Set task: Repeat the lines below exactly as they appear, but leave out the images.

Data block:
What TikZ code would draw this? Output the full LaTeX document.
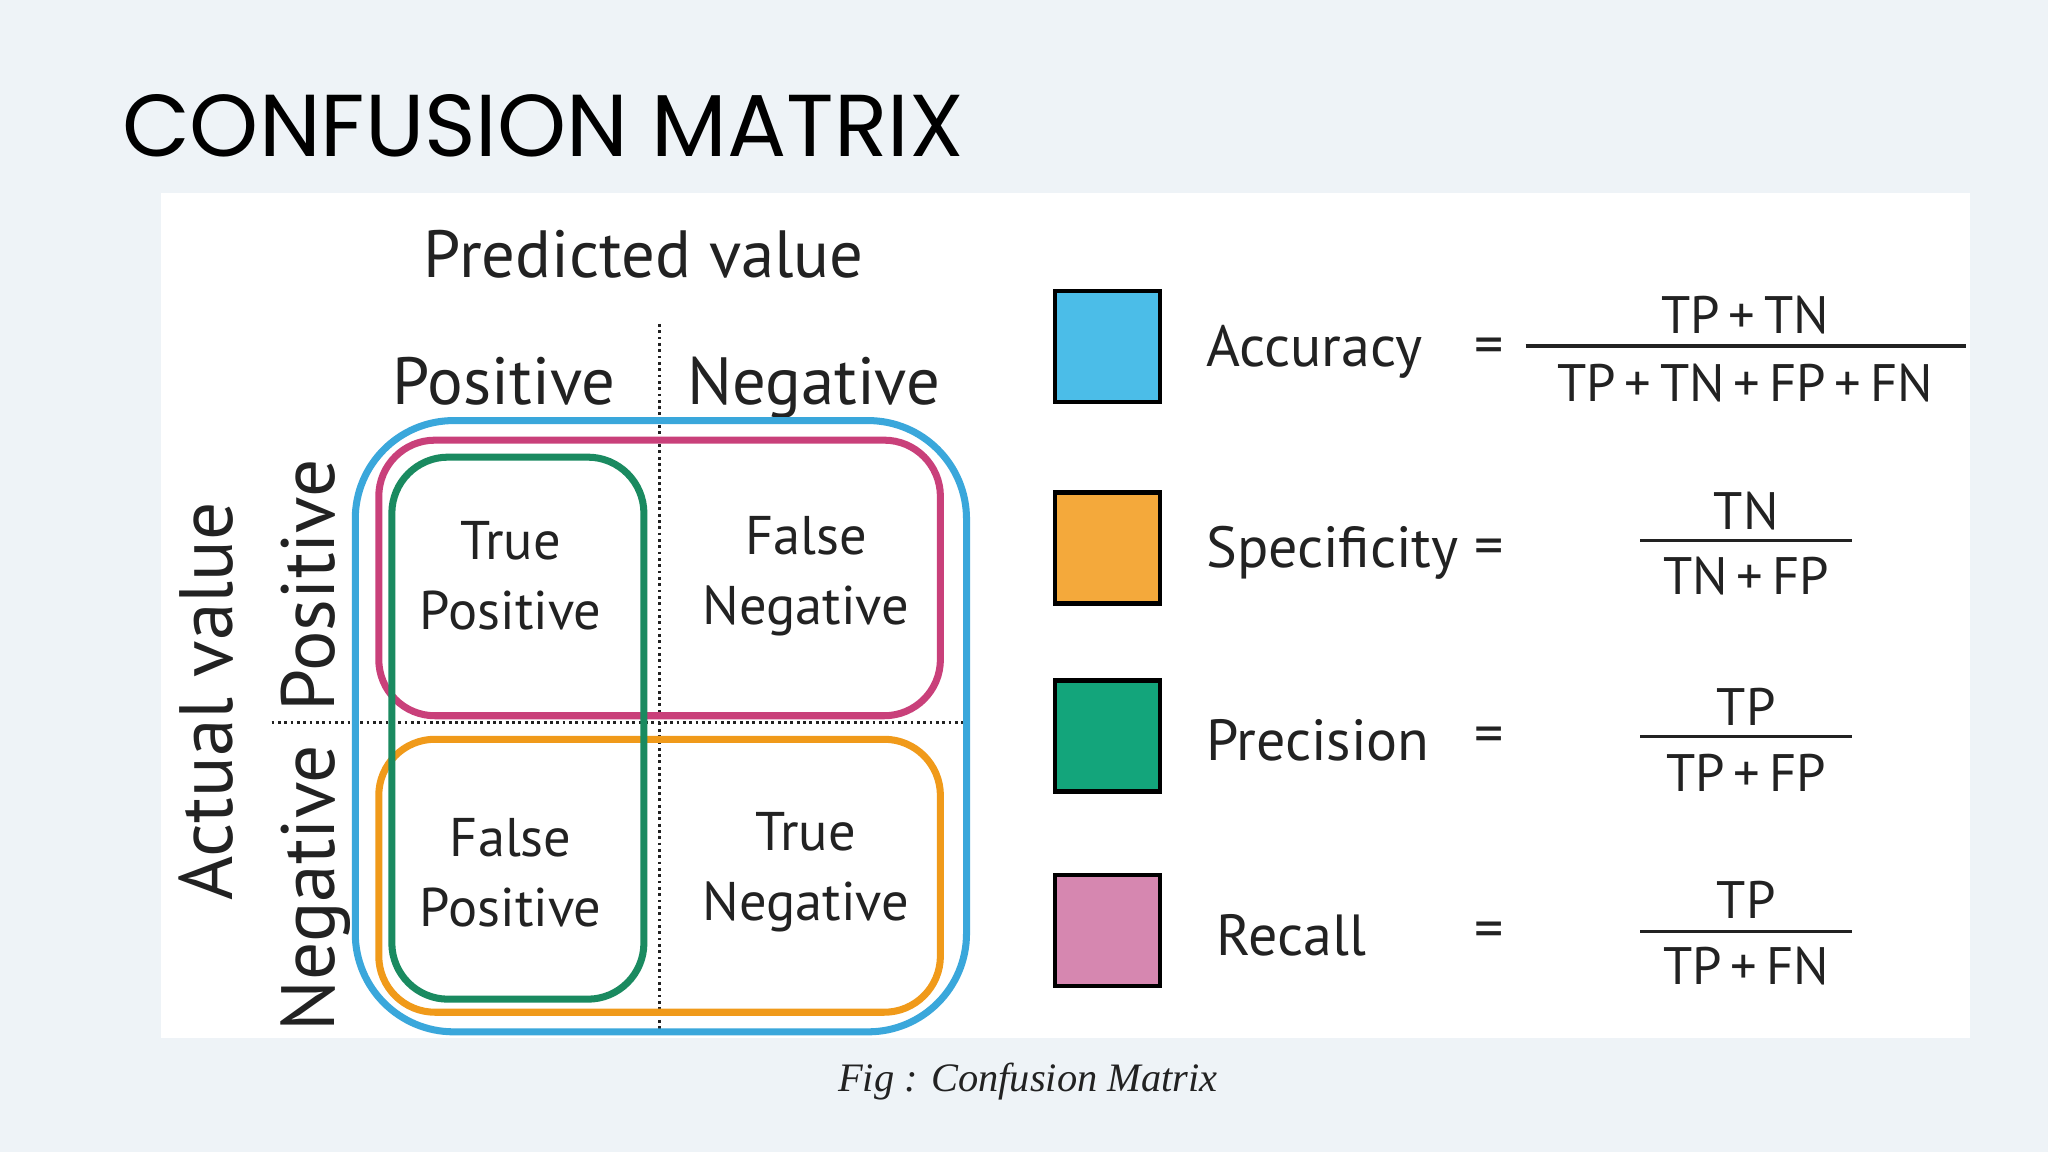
\documentclass[tikz,border=0pt]{standalone}
\usepackage{fontspec}
\setmainfont{PT Sans}
\newfontfamily\titlefont{Poppins}
\newfontfamily\capfont{Liberation Serif}
\definecolor{bgc}{HTML}{EEF3F7}
\definecolor{bblue}{HTML}{3AA7DB}
\definecolor{bpink}{HTML}{C9407A}
\definecolor{borange}{HTML}{F09A1A}
\definecolor{bgreen}{HTML}{1A8A60}
\definecolor{lblue}{HTML}{4BBDE8}
\definecolor{lorange}{HTML}{F4A93B}
\definecolor{lgreen}{HTML}{13A57B}
\definecolor{lpink}{HTML}{D687B0}
\definecolor{txt}{HTML}{222222}
\tikzset{
 lbl/.style={text=txt,font=\fontsize{19}{23}\selectfont},
 side/.style={text=txt,font=\fontsize{21.5}{25}\selectfont},
 leg/.style={text=txt,font=\fontsize{16.5}{20}\selectfont},
 cell/.style={text=txt,font=\fontsize{15.5}{20}\selectfont,align=center},
 sq/.style={draw=black,line width=1.2pt},
 frac/.style={text=txt,font=\fontsize{15}{18}\selectfont},
 fl/.style={line width=1pt,draw=txt}
}
\newcommand{\pl}{\,+\,}
\begin{document}
\begin{tikzpicture}[x=0.013061cm,y=-0.013061cm]
\fill[bgc] (0,0) rectangle (1568,882);
\useasboundingbox (0,0) rectangle (1568,882);
\fill[white] (123,148) rectangle (1508,795);
\node[anchor=west,font=\titlefont\fontsize{25}{30}\selectfont] (title) at (84,96) {CONFUSION MATRIX};
\node[lbl] (pv) at (493,195) {Predicted value};
\node[lbl,anchor=base] (pp) at (386,310) {Positive};
\node[lbl,anchor=base] (pn) at (623,310) {Negative};
\node[side,rotate=90] (av) at (158,537) {Actual value};
\node[side,rotate=90,anchor=base] (ap) at (256,448) {Positive};
\node[side,rotate=90,anchor=base] (an) at (256,680) {Negative};
\coordinate (vt) at (505,248); \coordinate (vb) at (505,790);
\coordinate (hl) at (208,553); \coordinate (hr) at (740,553);
\draw[densely dotted,txt,line width=0.8pt] (vt) -- (vb);
\draw[densely dotted,txt,line width=0.8pt] (hl) -- (hr);
\draw[bblue,line width=2pt,rounded corners=28pt] (272,322) rectangle (740,790);
\draw[bpink,line width=2pt,rounded corners=16pt] (290,337) rectangle (720,548);
\draw[borange,line width=2pt,rounded corners=16pt] (290,566) rectangle (720,775);
\draw[bgreen,line width=2pt,rounded corners=16pt] (300,350) rectangle (493,765);
\node[cell] (tp) at (391,441) {True\\Positive};
\node[cell] (fn) at (617,441) {False\\Negative};
\node[cell] (fp) at (391,668) {False\\Positive};
\node[cell] (tn) at (617,668) {True\\Negative};
\foreach \y/\c/\t/\xx [count=\i] in {223/lblue/Accuracy/914,377/lorange/Specificity/914,521/lgreen/Precision/914,670/lpink/Recall/922}{
 \draw[sq,fill=\c] (808,\y) rectangle (888,\y+85);
 \node[leg,anchor=west] (l\i) at (\xx,\y+46) {\t};
 \node[leg] (e\i) at (1140,\y+46) {=};
}
\node[frac] (n1) at (1336,241) {TP\pl TN};
\node[frac] (d1) at (1336,293) {TP\pl TN\pl FP\pl FN};
\draw[fl] (1168,265) -- (1505,265);
\node[frac] (n2) at (1337,391) {TN};
\node[frac] (d2) at (1337,441) {TN\pl FP};
\draw[fl] (1256,414) -- (1418,414);
\node[frac] (n3) at (1337,541) {TP};
\node[frac] (d3) at (1337,592) {TP\pl FP};
\draw[fl] (1256,564) -- (1418,564);
\node[frac] (n4) at (1337,689) {TP};
\node[frac] (d4) at (1337,740) {TP\pl FN};
\draw[fl] (1256,713) -- (1418,713);
\node[font=\capfont\itshape\fontsize{11.5}{14}\selectfont,text=txt] (cap) at (787,828) {Fig : Confusion Matrix};
\end{tikzpicture}
\end{document}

Result of this exercise:
What TikZ code would draw this? Output the full LaTeX document.
\documentclass[tikz,border=0pt]{standalone}
\usepackage{fontspec}
\setmainfont{PT Sans}
\newfontfamily\titlefont{Poppins}
\newfontfamily\capfont{Liberation Serif}
\definecolor{bgc}{HTML}{EEF3F7}
\definecolor{bblue}{HTML}{3AA7DB}
\definecolor{bpink}{HTML}{C9407A}
\definecolor{borange}{HTML}{F09A1A}
\definecolor{bgreen}{HTML}{1A8A60}
\definecolor{lblue}{HTML}{4BBDE8}
\definecolor{lorange}{HTML}{F4A93B}
\definecolor{lgreen}{HTML}{13A57B}
\definecolor{lpink}{HTML}{D687B0}
\definecolor{txt}{HTML}{222222}
\tikzset{
 lbl/.style={text=txt,font=\fontsize{19}{23}\selectfont},
 side/.style={text=txt,font=\fontsize{21.5}{25}\selectfont},
 leg/.style={text=txt,font=\fontsize{16.5}{20}\selectfont},
 cell/.style={text=txt,font=\fontsize{15.5}{20}\selectfont,align=center},
 sq/.style={draw=black,line width=1.2pt},
 frac/.style={text=txt,font=\fontsize{15}{18}\selectfont},
 fl/.style={line width=1pt,draw=txt}
}
\newcommand{\pl}{\,+\,}
\begin{document}
\begin{tikzpicture}[x=0.013061cm,y=-0.013061cm]
\fill[bgc] (0,0) rectangle (1568,882);
\useasboundingbox (0,0) rectangle (1568,882);
\fill[white] (123,148) rectangle (1508,795);
\node[anchor=west,font=\titlefont\fontsize{25}{30}\selectfont] (title) at (84,96) {CONFUSION MATRIX};
\node[lbl] (pv) at (493,195) {Predicted value};
\node[lbl,anchor=base] (pp) at (386,310) {Positive};
\node[lbl,anchor=base] (pn) at (623,310) {Negative};
\node[side,rotate=90] (av) at (158,537) {Actual value};
\node[side,rotate=90,anchor=base] (ap) at (256,448) {Positive};
\node[side,rotate=90,anchor=base] (an) at (256,680) {Negative};
\coordinate (vt) at (505,248); \coordinate (vb) at (505,790);
\coordinate (hl) at (208,553); \coordinate (hr) at (740,553);
\draw[densely dotted,txt,line width=0.8pt] (vt) -- (vb);
\draw[densely dotted,txt,line width=0.8pt] (hl) -- (hr);
\draw[bblue,line width=2pt,rounded corners=28pt] (272,322) rectangle (740,790);
\draw[bpink,line width=2pt,rounded corners=16pt] (290,337) rectangle (720,548);
\draw[borange,line width=2pt,rounded corners=16pt] (290,566) rectangle (720,775);
\draw[bgreen,line width=2pt,rounded corners=16pt] (300,350) rectangle (493,765);
\node[cell] (tp) at (391,441) {True\\Positive};
\node[cell] (fn) at (617,441) {False\\Negative};
\node[cell] (fp) at (391,668) {False\\Positive};
\node[cell] (tn) at (617,668) {True\\Negative};
\foreach \y/\c/\t/\xx [count=\i] in {223/lblue/Accuracy/914,377/lorange/Specificity/914,521/lgreen/Precision/914,670/lpink/Recall/922}{
 \draw[sq,fill=\c] (808,\y) rectangle (888,\y+85);
 \node[leg,anchor=west] (l\i) at (\xx,\y+46) {\t};
 \node[leg] (e\i) at (1140,\y+46) {=};
}
\node[frac] (n1) at (1336,241) {TP\pl TN};
\node[frac] (d1) at (1336,293) {TP\pl TN\pl FP\pl FN};
\draw[fl] (1168,265) -- (1505,265);
\node[frac] (n2) at (1337,391) {TN};
\node[frac] (d2) at (1337,441) {TN\pl FP};
\draw[fl] (1256,414) -- (1418,414);
\node[frac] (n3) at (1337,541) {TP};
\node[frac] (d3) at (1337,592) {TP\pl FP};
\draw[fl] (1256,564) -- (1418,564);
\node[frac] (n4) at (1337,689) {TP};
\node[frac] (d4) at (1337,740) {TP\pl FN};
\draw[fl] (1256,713) -- (1418,713);
\node[font=\capfont\itshape\fontsize{11.5}{14}\selectfont,text=txt] (cap) at (787,828) {Fig : Confusion Matrix};
\end{tikzpicture}
\end{document}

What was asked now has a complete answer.